Undue Prejudice Consideration
The court also evaluated the potential for undue prejudice against the plaintiffs if the discovery stay was not lifted. They recognized that without access to key documents, the plaintiffs could be at a significant disadvantage, especially as other related litigations were proceeding without similar restrictions. The court pointed out that the plaintiffs could not effectively strategize their litigation or settlement approaches if they were denied critical evidence that was already available to other parties in related lawsuits. Royal Ahold's aggressive divestiture plans added urgency to this concern, as delaying access to documents could hinder the plaintiffs' chances for recovery. The court concluded that the risk of losing access to essential evidence justified allowing the plaintiffs limited discovery, thereby preventing undue prejudice in their pursuit of claims against the defendants.

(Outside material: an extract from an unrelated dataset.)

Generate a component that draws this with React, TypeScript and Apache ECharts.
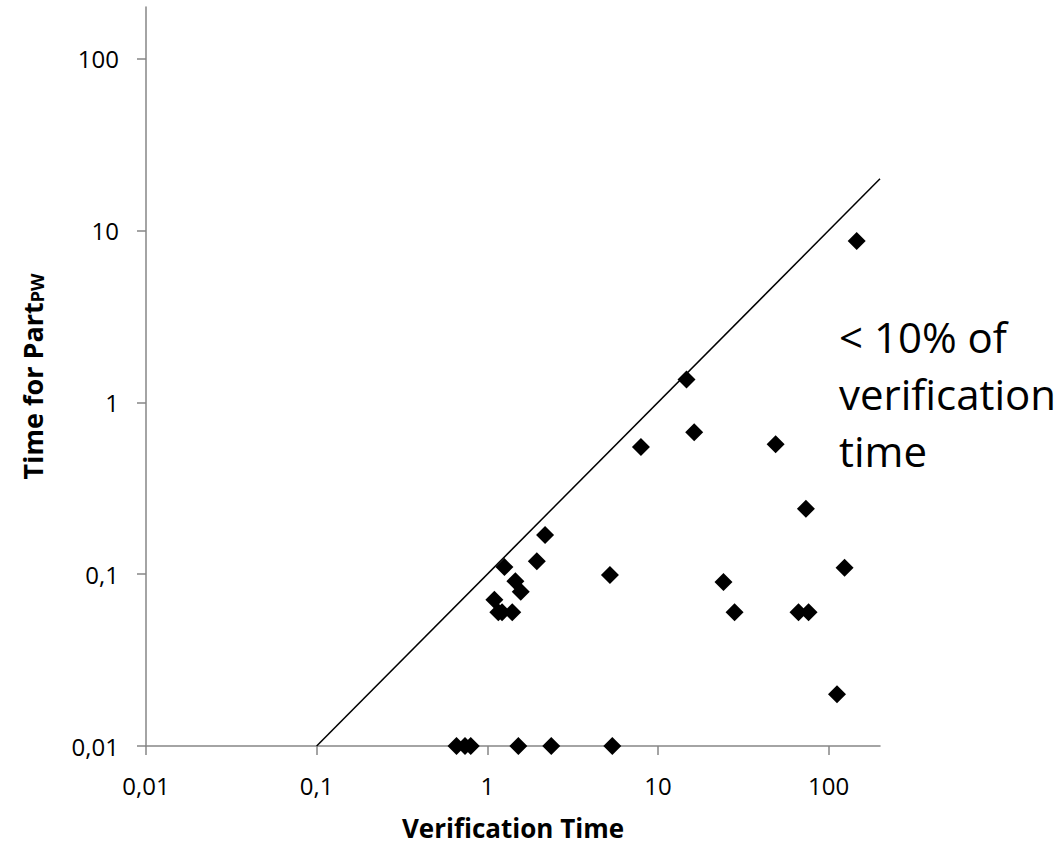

Discovery Denied for Deloitte & Touche
In contrast, the court denied the plaintiffs' request for discovery from Deloitte & Touche, the accounting firm involved in the case. The court found that the plaintiffs did not adequately justify the need for immediate discovery from Deloitte & Touche, particularly because there was no imminent risk of evidence loss associated with this defendant. Unlike Royal Ahold, Deloitte & Touche was not undergoing significant corporate changes that might jeopardize document preservation. The court also noted that the strength of the plaintiffs' case against Deloitte & Touche was less clear, which further diminished the necessity for immediate discovery from this party. Additionally, the availability of substantial documents from Royal Ahold and U.S. Foodservice was likely sufficient for the plaintiffs to build their case without needing further materials from Deloitte & Touche at that time.
Government's Intervention and Its Implications
The government intervened in the case to seek a stay of discovery concerning internal investigative reports, citing the need to protect the integrity of ongoing criminal investigations. The court acknowledged the government's concerns, particularly regarding how civil discovery could inadvertently provide defendants with access to evidence intended for criminal proceedings. The court balanced the government's interests with those of the civil plaintiffs and recognized that while the plaintiffs had a strong interest in accessing relevant documents, the need to safeguard the criminal investigation was also paramount. Consequently, the court decided to postpone discovery of the internal investigative reports while allowing other requested materials to be disclosed. This decision reflected the court's obligation to uphold both civil and criminal justice interests in a manner that did not compromise the integrity of either proceeding.